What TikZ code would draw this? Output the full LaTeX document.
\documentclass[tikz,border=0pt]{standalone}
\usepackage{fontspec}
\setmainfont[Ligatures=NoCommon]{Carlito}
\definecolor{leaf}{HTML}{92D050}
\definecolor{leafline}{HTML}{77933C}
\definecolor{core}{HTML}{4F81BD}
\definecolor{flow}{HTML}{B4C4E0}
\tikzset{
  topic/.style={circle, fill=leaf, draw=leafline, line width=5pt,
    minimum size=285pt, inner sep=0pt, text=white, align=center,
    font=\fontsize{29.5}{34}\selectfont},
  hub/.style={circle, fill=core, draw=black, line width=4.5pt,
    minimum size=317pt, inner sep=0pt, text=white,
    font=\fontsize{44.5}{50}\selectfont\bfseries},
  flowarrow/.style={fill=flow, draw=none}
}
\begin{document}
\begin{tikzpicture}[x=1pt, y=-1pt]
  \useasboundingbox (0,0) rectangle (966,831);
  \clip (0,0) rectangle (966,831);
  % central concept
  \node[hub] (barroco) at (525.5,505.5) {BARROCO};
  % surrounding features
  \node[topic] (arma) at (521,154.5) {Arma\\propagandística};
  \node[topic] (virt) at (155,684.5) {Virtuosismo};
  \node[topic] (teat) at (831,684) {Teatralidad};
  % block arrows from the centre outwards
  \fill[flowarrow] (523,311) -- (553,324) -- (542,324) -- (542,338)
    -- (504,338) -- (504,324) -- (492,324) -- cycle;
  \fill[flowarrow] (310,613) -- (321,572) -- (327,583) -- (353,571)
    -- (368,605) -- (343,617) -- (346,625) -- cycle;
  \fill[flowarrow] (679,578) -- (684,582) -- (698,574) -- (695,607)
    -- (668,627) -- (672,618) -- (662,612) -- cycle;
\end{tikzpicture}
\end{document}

==

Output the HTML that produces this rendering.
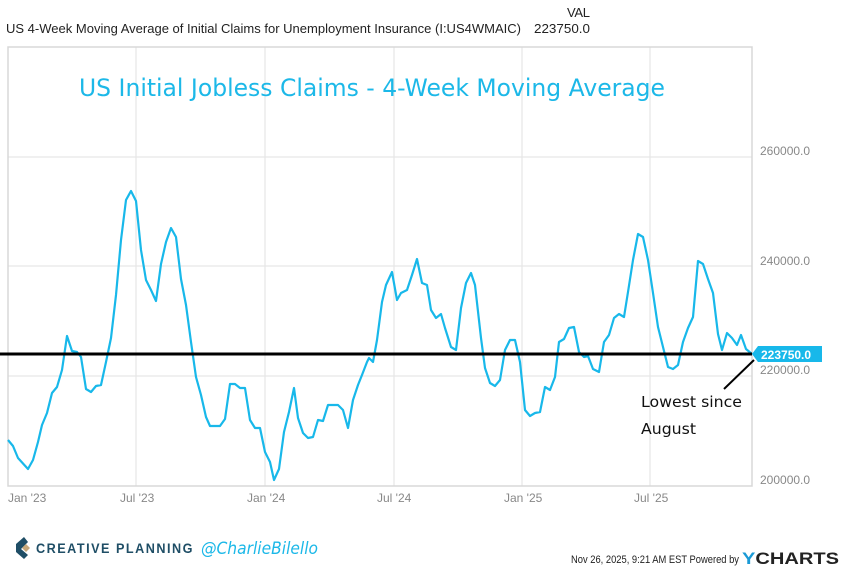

--

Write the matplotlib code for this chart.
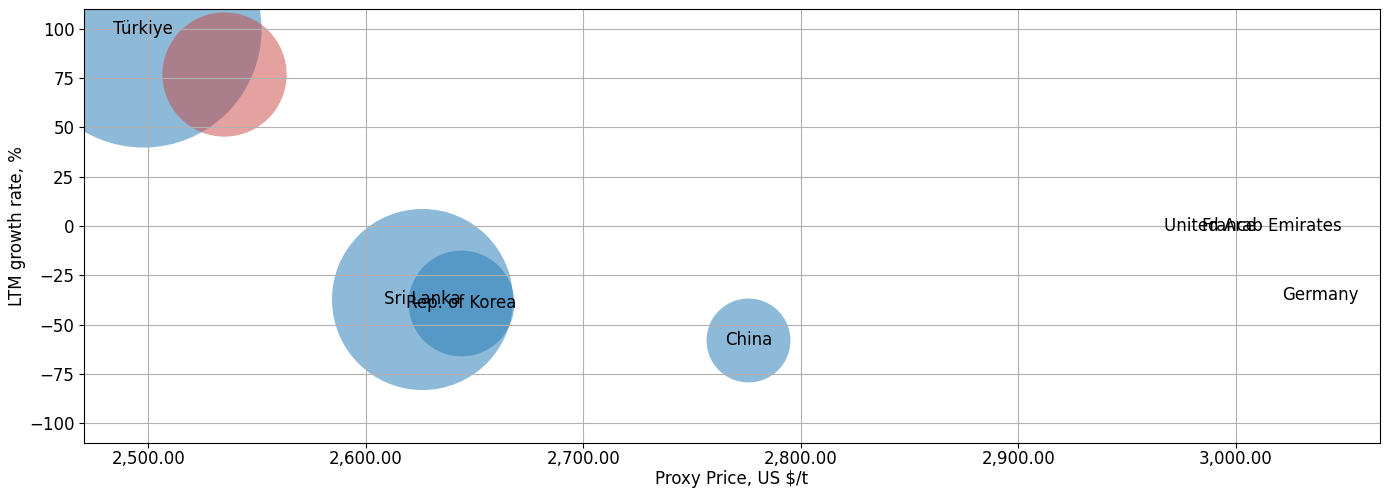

■ Given task
Exactly how many lines of the material contain the word "this"? Write the number alone.

■ In response
3